For the material that follows, list every line containing the word "code".
***** Task data
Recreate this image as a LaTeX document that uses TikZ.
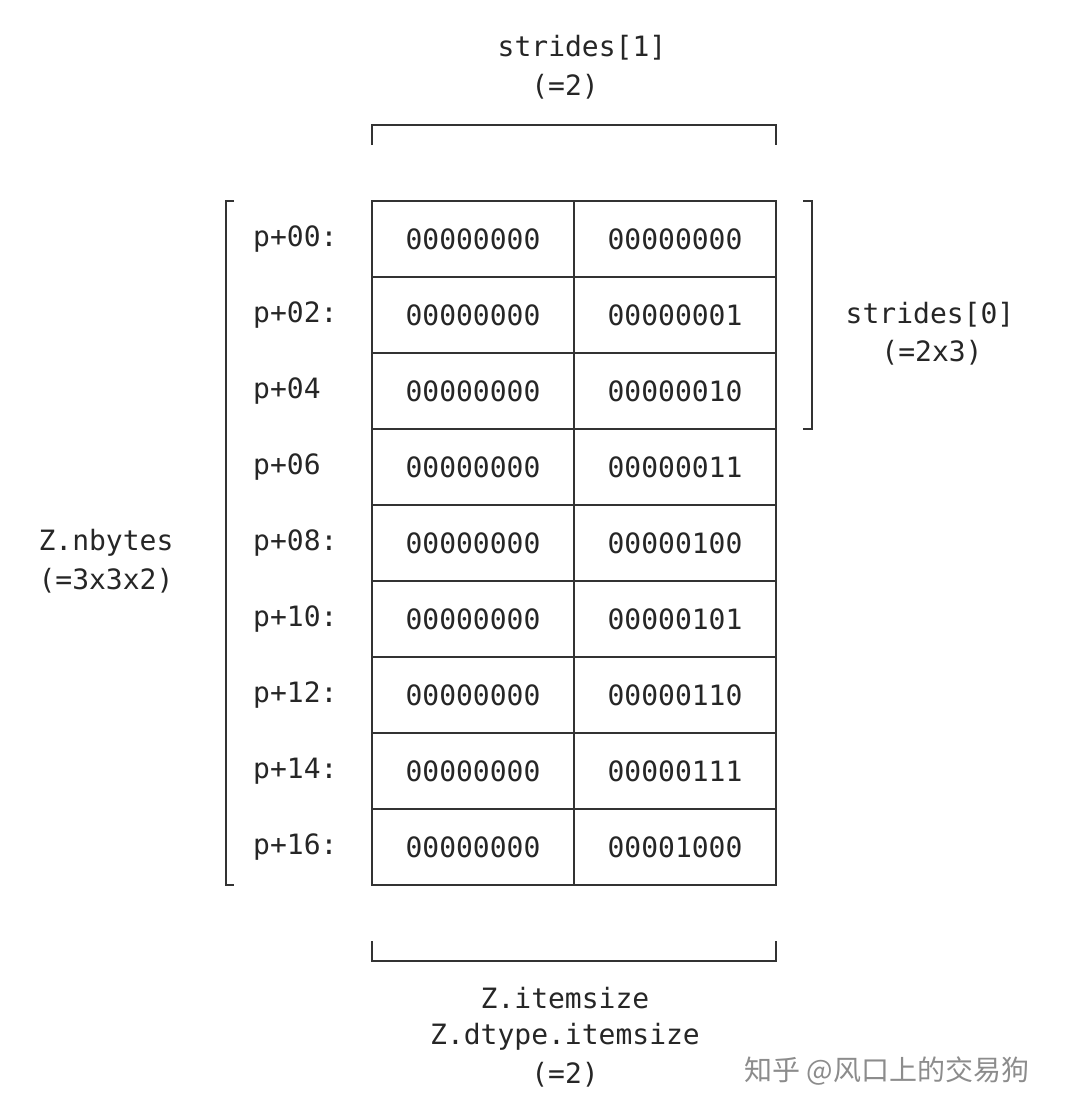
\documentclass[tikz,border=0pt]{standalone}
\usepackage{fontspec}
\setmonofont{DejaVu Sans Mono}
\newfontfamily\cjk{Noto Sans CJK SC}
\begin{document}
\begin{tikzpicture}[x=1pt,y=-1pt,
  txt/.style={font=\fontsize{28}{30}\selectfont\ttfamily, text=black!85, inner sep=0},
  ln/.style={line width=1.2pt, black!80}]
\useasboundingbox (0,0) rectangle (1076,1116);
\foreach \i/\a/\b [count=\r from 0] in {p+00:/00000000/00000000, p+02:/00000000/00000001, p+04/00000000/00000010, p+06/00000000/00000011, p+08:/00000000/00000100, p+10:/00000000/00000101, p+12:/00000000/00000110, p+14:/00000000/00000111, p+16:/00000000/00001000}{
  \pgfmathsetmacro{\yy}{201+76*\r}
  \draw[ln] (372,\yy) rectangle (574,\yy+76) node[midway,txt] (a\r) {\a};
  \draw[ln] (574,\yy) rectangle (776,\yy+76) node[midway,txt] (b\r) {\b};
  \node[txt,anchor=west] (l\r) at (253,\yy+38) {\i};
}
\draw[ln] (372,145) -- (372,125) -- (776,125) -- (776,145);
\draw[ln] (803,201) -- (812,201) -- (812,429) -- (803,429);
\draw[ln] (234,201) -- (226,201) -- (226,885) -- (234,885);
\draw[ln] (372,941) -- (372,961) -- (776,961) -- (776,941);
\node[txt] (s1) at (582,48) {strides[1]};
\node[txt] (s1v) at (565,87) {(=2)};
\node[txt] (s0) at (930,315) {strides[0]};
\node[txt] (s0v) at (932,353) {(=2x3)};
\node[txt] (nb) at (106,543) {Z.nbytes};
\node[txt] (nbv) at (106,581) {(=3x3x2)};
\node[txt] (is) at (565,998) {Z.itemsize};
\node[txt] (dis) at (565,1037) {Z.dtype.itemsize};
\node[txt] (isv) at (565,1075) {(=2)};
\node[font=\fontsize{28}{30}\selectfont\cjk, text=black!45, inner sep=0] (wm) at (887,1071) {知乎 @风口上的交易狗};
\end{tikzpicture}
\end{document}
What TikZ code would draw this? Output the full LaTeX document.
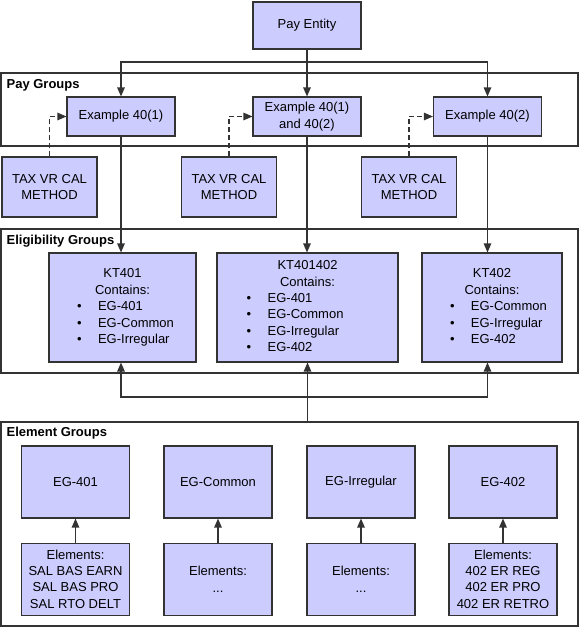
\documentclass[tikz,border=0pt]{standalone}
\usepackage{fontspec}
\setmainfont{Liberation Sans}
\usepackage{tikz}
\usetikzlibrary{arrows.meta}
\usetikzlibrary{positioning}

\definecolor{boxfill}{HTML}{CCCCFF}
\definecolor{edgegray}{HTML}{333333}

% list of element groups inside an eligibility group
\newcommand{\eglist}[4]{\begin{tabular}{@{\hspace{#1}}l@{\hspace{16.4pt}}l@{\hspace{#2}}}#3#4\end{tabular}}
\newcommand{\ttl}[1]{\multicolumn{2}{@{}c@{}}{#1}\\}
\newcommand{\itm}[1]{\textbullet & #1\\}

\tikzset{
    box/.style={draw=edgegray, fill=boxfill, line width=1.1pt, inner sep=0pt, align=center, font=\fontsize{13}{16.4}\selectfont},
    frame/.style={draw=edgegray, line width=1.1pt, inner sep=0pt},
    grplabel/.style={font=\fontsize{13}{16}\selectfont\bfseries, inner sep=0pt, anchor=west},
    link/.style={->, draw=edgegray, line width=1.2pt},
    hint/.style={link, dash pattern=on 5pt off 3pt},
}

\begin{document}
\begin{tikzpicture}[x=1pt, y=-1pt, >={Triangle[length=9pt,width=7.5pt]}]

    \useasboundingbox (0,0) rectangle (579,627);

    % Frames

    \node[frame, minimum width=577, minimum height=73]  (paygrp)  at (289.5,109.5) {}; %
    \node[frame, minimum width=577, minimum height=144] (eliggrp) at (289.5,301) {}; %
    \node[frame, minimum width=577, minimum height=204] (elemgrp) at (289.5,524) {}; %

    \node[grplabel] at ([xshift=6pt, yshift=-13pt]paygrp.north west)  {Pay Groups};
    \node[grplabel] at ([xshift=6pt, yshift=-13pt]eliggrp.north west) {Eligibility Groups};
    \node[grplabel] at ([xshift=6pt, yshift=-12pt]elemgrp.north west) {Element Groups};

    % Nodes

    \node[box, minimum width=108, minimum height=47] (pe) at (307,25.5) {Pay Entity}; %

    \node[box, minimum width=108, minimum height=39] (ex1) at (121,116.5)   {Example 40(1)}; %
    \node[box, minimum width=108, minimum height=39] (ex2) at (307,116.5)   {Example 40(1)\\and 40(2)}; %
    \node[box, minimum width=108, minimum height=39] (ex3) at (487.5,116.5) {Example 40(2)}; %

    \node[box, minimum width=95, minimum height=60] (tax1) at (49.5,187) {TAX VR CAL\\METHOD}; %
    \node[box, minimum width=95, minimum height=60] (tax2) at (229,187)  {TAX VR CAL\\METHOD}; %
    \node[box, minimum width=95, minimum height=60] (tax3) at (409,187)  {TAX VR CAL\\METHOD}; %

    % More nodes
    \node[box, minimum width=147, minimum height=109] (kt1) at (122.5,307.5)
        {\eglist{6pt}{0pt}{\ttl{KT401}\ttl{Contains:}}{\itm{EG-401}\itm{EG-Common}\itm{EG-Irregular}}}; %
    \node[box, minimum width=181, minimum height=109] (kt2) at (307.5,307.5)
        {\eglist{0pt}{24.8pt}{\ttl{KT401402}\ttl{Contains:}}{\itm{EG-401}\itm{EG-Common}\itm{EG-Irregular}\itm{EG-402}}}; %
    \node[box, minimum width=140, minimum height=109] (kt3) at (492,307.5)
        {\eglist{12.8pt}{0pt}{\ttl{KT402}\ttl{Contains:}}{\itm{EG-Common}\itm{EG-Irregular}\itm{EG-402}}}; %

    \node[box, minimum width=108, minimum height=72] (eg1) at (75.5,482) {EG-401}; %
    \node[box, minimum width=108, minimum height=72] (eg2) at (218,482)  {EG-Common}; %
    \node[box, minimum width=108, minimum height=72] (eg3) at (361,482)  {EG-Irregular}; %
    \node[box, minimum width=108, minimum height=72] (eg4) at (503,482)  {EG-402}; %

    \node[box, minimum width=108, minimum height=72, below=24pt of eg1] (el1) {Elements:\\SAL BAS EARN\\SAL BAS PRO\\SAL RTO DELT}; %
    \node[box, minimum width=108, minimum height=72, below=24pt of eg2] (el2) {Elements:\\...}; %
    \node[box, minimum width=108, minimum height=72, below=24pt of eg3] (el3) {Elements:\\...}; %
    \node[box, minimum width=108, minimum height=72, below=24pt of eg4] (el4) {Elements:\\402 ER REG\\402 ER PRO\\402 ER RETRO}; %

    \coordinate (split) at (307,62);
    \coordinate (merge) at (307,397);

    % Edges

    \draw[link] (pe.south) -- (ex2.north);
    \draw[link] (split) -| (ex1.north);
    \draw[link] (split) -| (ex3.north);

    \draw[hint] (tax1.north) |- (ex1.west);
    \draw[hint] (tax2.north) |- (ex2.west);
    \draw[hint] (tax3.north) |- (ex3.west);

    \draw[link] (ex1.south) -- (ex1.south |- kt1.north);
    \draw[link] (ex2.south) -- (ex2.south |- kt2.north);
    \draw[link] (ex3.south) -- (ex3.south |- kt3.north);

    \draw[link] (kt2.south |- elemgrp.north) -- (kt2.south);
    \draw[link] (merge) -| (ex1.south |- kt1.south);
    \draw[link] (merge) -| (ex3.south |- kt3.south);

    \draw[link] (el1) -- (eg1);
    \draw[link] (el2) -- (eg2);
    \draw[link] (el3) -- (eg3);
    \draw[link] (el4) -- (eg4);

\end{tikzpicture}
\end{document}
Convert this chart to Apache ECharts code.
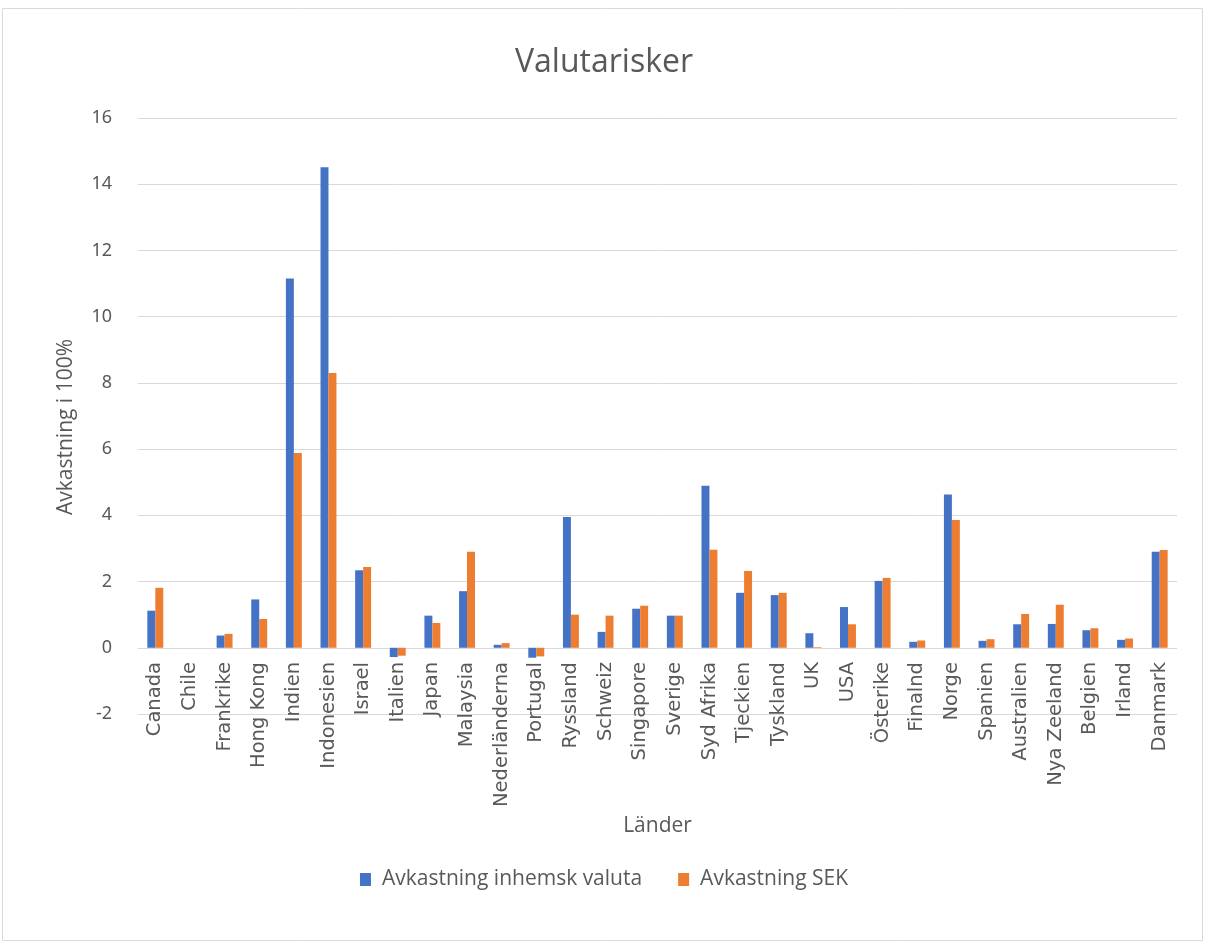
**********
» **Finished answer**:
What TikZ code would draw this? Output the full LaTeX document.
Convert this chart to Apache ECharts code.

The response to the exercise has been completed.